Question

In how many ways can 5 members be selected out of 10 members,so that any two particular members must always be excluded?

Answer

**step1** Understanding the problem

We are given a group of 10 members. We need to choose a smaller group of 5 members from these 10. There is a special rule: two specific members from the original group of 10 are not allowed to be chosen at all. We need to find out how many different ways we can choose this group of 5 members under these conditions.

**step2** Adjusting the total number of members

First, let's account for the two members who must always be excluded. This means these two members cannot be part of the selection process. So, we start with 10 members and remove these 2 members from our consideration.
Number of members to choose from = Total members - Excluded members
Number of members to choose from = $$10 - 2 = 8$$ members.
Now, we effectively need to choose 5 members from these remaining 8 members.

**step3** Understanding how to count unique groups

We need to find the number of different ways to choose 5 members from a group of 8 members. When we choose a group, the order in which we pick the members does not matter. For example, picking members A, B, C, D, E is considered the same group as picking B, A, C, D, E.
Let's first think about picking members one by one where the order *does* matter, just to see all the possibilities of drawing them out.
For the first member, there are 8 choices.
For the second member, there are 7 choices left.
For the third member, there are 6 choices left.
For the fourth member, there are 5 choices left.
For the fifth member, there are 4 choices left.
So, if the order of picking mattered, the total number of ways would be:
$$8 \times 7 \times 6 \times 5 \times 4$$
Let's calculate this product:
$$8 \times 7 = 56$$
$$56 \times 6 = 336$$
$$336 \times 5 = 1680$$
$$1680 \times 4 = 6720$$
This number, 6720, counts every possible sequence of 5 members picked.
However, many of these sequences result in the *same group* of 5 members. For any specific group of 5 members (for example, members A, B, C, D, E), there are many different ways to arrange them. Let's find out how many ways any 5 specific members can be arranged among themselves:
For the first spot in the arrangement, there are 5 choices.
For the second spot, there are 4 choices left.
For the third spot, there are 3 choices left.
For the fourth spot, there are 2 choices left.
For the fifth spot, there is 1 choice left.
So, the number of ways to arrange any 5 specific members is:
$$5 \times 4 \times 3 \times 2 \times 1$$
Let's calculate this product:
$$5 \times 4 = 20$$
$$20 \times 3 = 60$$
$$60 \times 2 = 120$$
$$120 \times 1 = 120$$
This means that for every unique group of 5 members, there are 120 different ways to list or order them.

**step4** Final Calculation

To find the number of different unique groups of 5 members (where the order doesn't matter), we need to take the total number of ordered ways to pick 5 members and divide it by the number of ways to arrange any specific group of 5 members.
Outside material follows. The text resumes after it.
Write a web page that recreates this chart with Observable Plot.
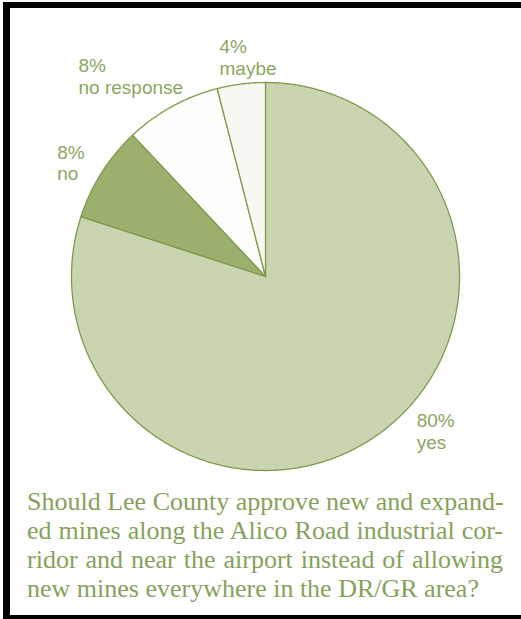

This division will group together all the sequences that form the same unique set of 5 members.
Number of ways = (Total ordered selections) $$ \div $$ (Number of ways to arrange 5 members)
Number of ways = $$6720 \div 120$$
We can perform this division:
$$6720 \div 120 = 56$$
Therefore, there are 56 different ways to select 5 members from the original group of 10, given that two particular members are always excluded.